(Daai Laap Mat Taam 008)
Directors/Screenplay – Stephen Chow & Vincent Kuk, Producers – Charles Heung & Wong Jing, Photography – Lee Kin Keung, Music – Yee Tat Lau, Production Design – Kim Hung Ho. Production Company – Win’s Entertainment Ltd
Stephen Chow (Ling Ling Fat), Carina Lau (Kar-Ling), Carmen Lee (Gum Tso), Tat-Ming Cheung (Emperor), Kar-Ying Law (Fat-yan)
Ling Ling Fat is one of the emperor’s guards in the Forbidden City. He is banished from the city after some of his inventions go wrong during a demonstration before the emperor. He and his wife Kar-Ling travel to the provinces, where Ling Ling sets up practice as a gynaecologist. He learns that a (possibly alien) Flying Fairy has been found and travels to examine it. There he ends up saving the emperor from abduction by martial arts masters and is granted a pardon and allowed to return to the Forbidden City. The emperor then presents Ling Ling with an assignment to investigate the stunningly beautiful courtesan Gum Tso and appropriate her as one of his wives. However, while undercover Ling Ling starts to fall for Gum Tso himself.
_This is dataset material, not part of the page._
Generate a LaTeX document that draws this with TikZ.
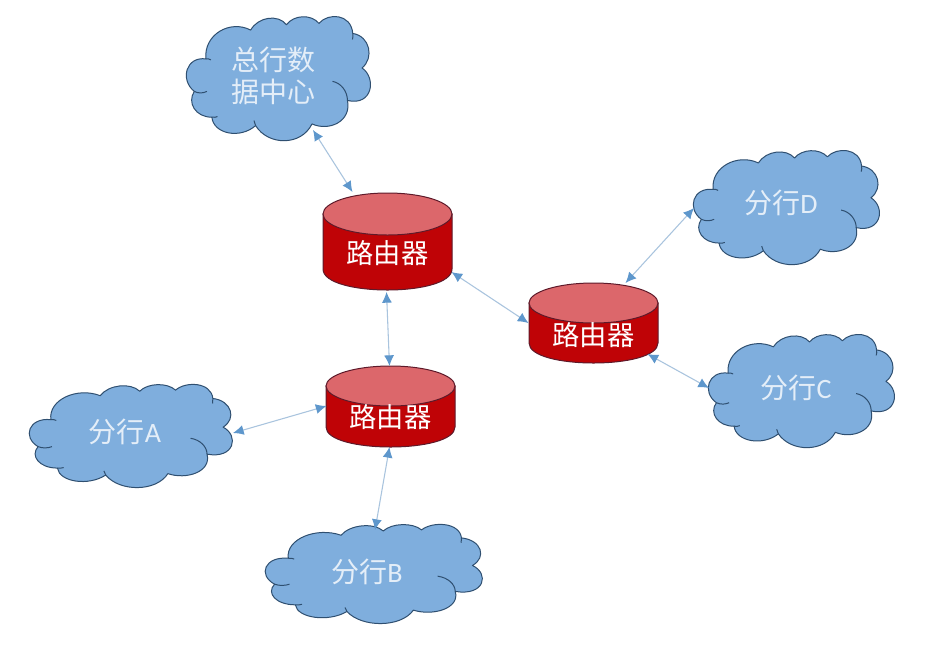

While attention in the West has focused on Jackie Chan, Stephen Chow has come to be one of the great underappreciated geniuses of Hong Kong comedy. Indeed, Stephen Chow’s films as writer/director/star are usually far more sophisticated than Jackie Chan’s are. Chow appeared as an actor in various Hong Kong comedies and martial arts films, beginning with a supporting part in the screwball comedy Faithfully Yours (1988). He then made his directing and starring debut with the hilarious James Bond spoof From Beijing with Love (1994) and went onto direct/star in the likes of The God of Cookery (1996) about rivalry between television chefs; The King of Comedy (1999), a sharply observed spoof of the Hong Kong film industry; Shaolin Soccer (2001), which combines completely over the top flying martial arts moves with soccer; the hugely successful Wu Xia parody Kung Fu Hustle (2004); the children’s film CJ7 (2008); Journey to the West: Conquering the Demons (2013); and The Mermaid (2016), as well as producing Dragonball: Evolution (2009) and writing/producing Journey to the West: Demon Chapter (2017).
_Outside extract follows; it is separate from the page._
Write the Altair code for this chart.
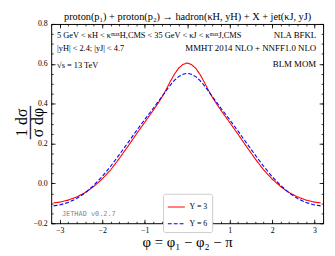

Forbidden City Cop is Stephen Chow’s follow-up-of-sorts to his earlier From Beijing with Love. From Beijing was a joyous parody of the James Bond films and in Forbidden City Cop Chow plays essentially the same character – an agent of the Chinese Empire – with nearly the same name, although this time the film is set in dynastic China rather than the present. Stephen Chow’s love of the James Bond films shows up in the hilarious credits sequence, which is a take-off of the familiar Maurice Binder credits sequences for the Bond films – a silhouetted girl dances on a male figure’s arm, his head turns and licks her, she turns and kicks him in the face; a figure twirls a sword but loses his grip and something glass shatters off-screen. This time Chow’s satiric targets are more wide-ranging than simply the James Bond films. He manages to send-up everything from the gadgeteering of the Bond films – there is an hilarious display of useless gadgetry in the opening few minutes – to the fantastic martial arts sequences of Hong Kong’s Wu Xia cycle to Saturday Night Fever (1977), the Alien Autopsy video and even the Academy Award ceremonies.
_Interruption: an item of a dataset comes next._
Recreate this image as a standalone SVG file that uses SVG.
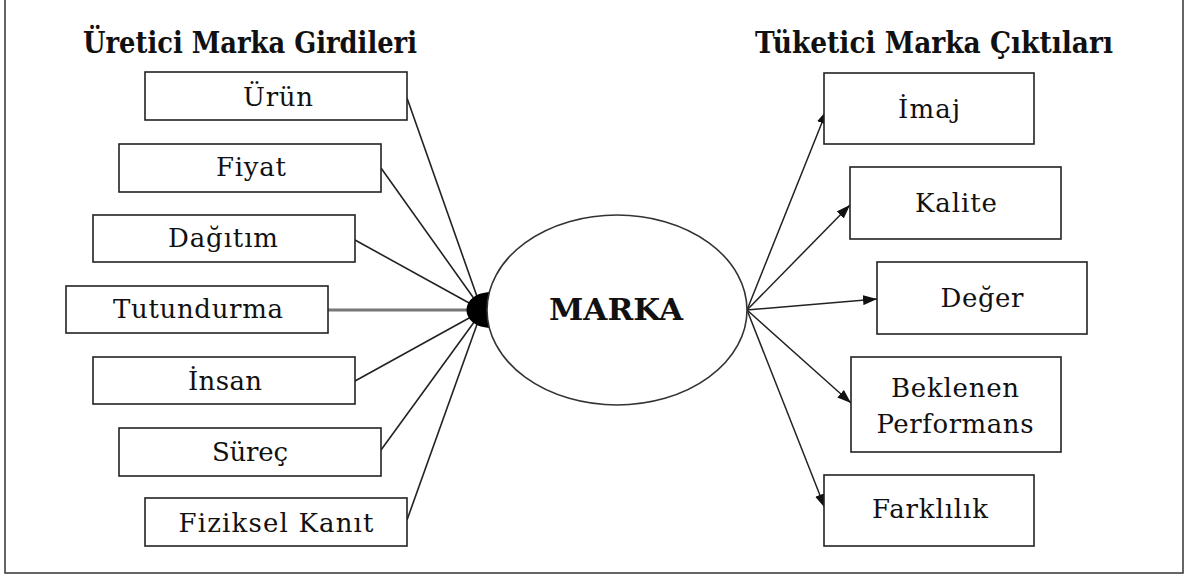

From Beijing with Love was extremely funny but Forbidden City Cop is (perhaps only by increments) a better film. Certainly, its sense of humour is more sophisticated. Chow’s gadgets – from his display at the beginning to his vibrating bed and the dippy devices he invents to save labour for his wife – are charming. The martial arts sequences are fun, although never quite achieve the dizzying visual acrobatics of the Hong Kong counterparts they parody. However, the action sequence with Chow firing the cannon out of his mouth and using magnets to draw and repel an opponent around the room are a great deal of fun. He and Carina Lau, the actress playing his wife, have a wonderfully naturalistic screen rapport. The scene where he manages to outrageously lie to get around his wife and family’s suspicions about what he was doing at the brothel is extremely funny. The singularly most hilarious sequence is the one where the charade that was put on to fool Gum Tso is revealed and in a gloriously surreal moment of meta-cinema Carina Lau and her father step up to receive awards for their performances and poor Chow demands to know why he did not receive one, only to have his performance taken apart and criticised.
Stephen Chow’s films tend to be a little weak when it comes to overall story – and Forbidden City Cop suffers somewhat from having what feels like two stories, one concerning the journey to find the Flying Fairy, the other about the seduction by Gum Tso. It is otherwise hilarious.
(Winner in this site’s Top 10 Films of 1996 list).